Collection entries

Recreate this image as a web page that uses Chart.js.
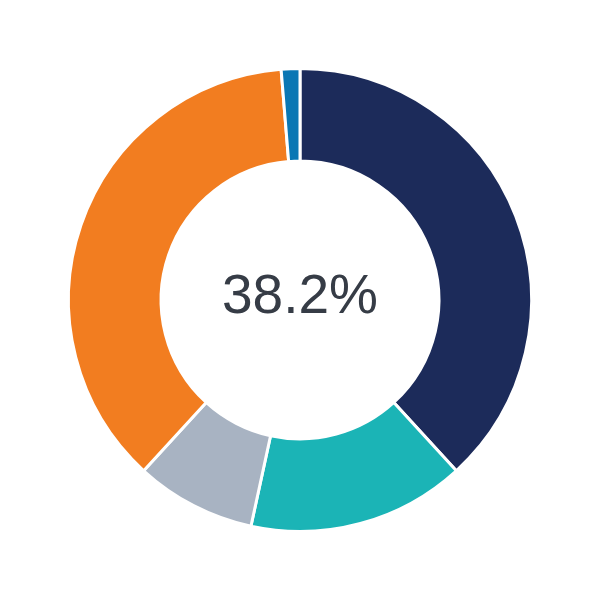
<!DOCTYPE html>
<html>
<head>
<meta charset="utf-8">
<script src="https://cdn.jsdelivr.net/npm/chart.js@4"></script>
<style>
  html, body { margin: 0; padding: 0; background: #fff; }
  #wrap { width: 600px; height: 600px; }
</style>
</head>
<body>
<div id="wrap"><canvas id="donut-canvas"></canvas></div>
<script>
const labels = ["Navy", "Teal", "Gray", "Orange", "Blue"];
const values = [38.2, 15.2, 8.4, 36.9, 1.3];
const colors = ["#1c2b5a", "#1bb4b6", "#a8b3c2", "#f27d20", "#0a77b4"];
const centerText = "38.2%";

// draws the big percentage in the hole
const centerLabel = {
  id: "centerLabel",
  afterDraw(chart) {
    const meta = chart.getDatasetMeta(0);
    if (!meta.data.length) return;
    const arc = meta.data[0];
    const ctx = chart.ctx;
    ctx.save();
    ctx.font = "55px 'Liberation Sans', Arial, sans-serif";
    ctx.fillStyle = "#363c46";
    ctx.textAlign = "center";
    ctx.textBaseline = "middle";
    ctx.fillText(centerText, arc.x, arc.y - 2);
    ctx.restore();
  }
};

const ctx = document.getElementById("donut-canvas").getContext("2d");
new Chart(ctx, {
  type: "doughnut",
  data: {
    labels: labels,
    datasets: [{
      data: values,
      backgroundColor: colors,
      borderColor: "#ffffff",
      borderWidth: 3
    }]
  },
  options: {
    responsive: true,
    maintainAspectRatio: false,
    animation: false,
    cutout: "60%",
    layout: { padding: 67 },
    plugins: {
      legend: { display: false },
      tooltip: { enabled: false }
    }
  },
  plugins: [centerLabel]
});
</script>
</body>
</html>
...
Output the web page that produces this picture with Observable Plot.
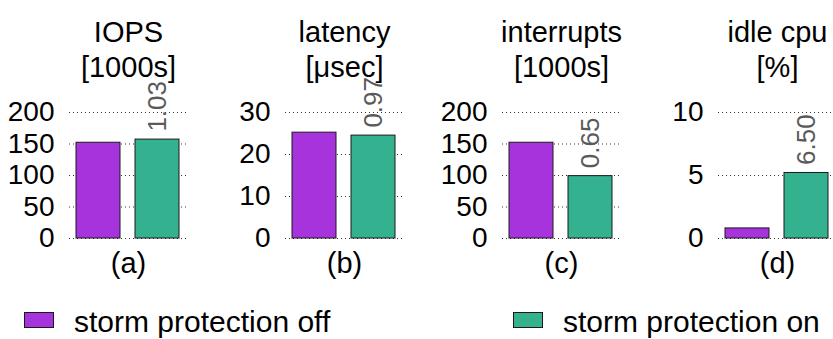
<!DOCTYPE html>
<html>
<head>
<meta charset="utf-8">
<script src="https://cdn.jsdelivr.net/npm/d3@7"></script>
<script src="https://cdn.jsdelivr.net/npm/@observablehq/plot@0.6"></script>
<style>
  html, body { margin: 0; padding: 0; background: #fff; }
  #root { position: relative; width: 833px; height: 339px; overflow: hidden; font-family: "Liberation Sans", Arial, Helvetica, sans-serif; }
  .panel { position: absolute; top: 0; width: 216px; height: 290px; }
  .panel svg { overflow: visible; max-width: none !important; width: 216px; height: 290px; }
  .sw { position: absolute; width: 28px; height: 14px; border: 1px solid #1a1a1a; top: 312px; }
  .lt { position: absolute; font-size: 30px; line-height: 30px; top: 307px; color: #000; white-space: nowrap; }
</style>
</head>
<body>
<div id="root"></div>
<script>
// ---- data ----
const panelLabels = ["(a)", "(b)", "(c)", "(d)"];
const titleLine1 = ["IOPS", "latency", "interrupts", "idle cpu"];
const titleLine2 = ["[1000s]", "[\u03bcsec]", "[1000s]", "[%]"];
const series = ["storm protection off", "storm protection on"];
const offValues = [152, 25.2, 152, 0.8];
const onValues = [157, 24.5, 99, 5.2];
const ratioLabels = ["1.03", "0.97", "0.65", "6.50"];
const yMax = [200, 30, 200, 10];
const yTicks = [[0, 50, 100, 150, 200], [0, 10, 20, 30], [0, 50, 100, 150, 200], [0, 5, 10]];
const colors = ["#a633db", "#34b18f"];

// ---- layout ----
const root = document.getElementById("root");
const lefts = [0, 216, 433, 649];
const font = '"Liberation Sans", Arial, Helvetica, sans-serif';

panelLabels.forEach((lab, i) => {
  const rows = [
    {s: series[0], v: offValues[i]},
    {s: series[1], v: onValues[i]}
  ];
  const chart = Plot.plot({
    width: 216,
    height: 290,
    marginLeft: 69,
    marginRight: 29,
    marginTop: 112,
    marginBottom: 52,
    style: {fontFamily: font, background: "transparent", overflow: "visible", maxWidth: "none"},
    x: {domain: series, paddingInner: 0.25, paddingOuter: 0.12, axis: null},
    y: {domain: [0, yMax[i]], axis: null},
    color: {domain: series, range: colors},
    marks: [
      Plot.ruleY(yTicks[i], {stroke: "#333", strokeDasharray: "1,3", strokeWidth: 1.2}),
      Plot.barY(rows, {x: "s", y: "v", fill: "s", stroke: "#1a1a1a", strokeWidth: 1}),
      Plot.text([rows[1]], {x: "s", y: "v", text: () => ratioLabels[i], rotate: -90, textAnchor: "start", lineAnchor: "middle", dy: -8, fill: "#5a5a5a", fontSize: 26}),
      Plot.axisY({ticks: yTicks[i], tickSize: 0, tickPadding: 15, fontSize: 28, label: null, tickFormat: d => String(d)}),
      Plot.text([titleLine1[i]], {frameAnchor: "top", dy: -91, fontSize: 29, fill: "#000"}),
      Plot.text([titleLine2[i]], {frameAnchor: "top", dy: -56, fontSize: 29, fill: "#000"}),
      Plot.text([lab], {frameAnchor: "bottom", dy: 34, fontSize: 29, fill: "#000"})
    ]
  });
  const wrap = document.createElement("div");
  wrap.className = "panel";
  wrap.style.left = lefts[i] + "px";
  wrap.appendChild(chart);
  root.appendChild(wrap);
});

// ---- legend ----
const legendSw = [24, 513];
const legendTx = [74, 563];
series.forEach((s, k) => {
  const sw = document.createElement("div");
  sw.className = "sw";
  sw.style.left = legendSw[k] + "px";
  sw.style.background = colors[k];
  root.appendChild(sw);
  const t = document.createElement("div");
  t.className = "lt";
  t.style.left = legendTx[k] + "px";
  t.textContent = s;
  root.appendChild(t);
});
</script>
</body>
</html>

TASK STATEMENT -> Of the lines in the entries, how many include the word "that"? State only the number.

TASK RESPONSE -> 2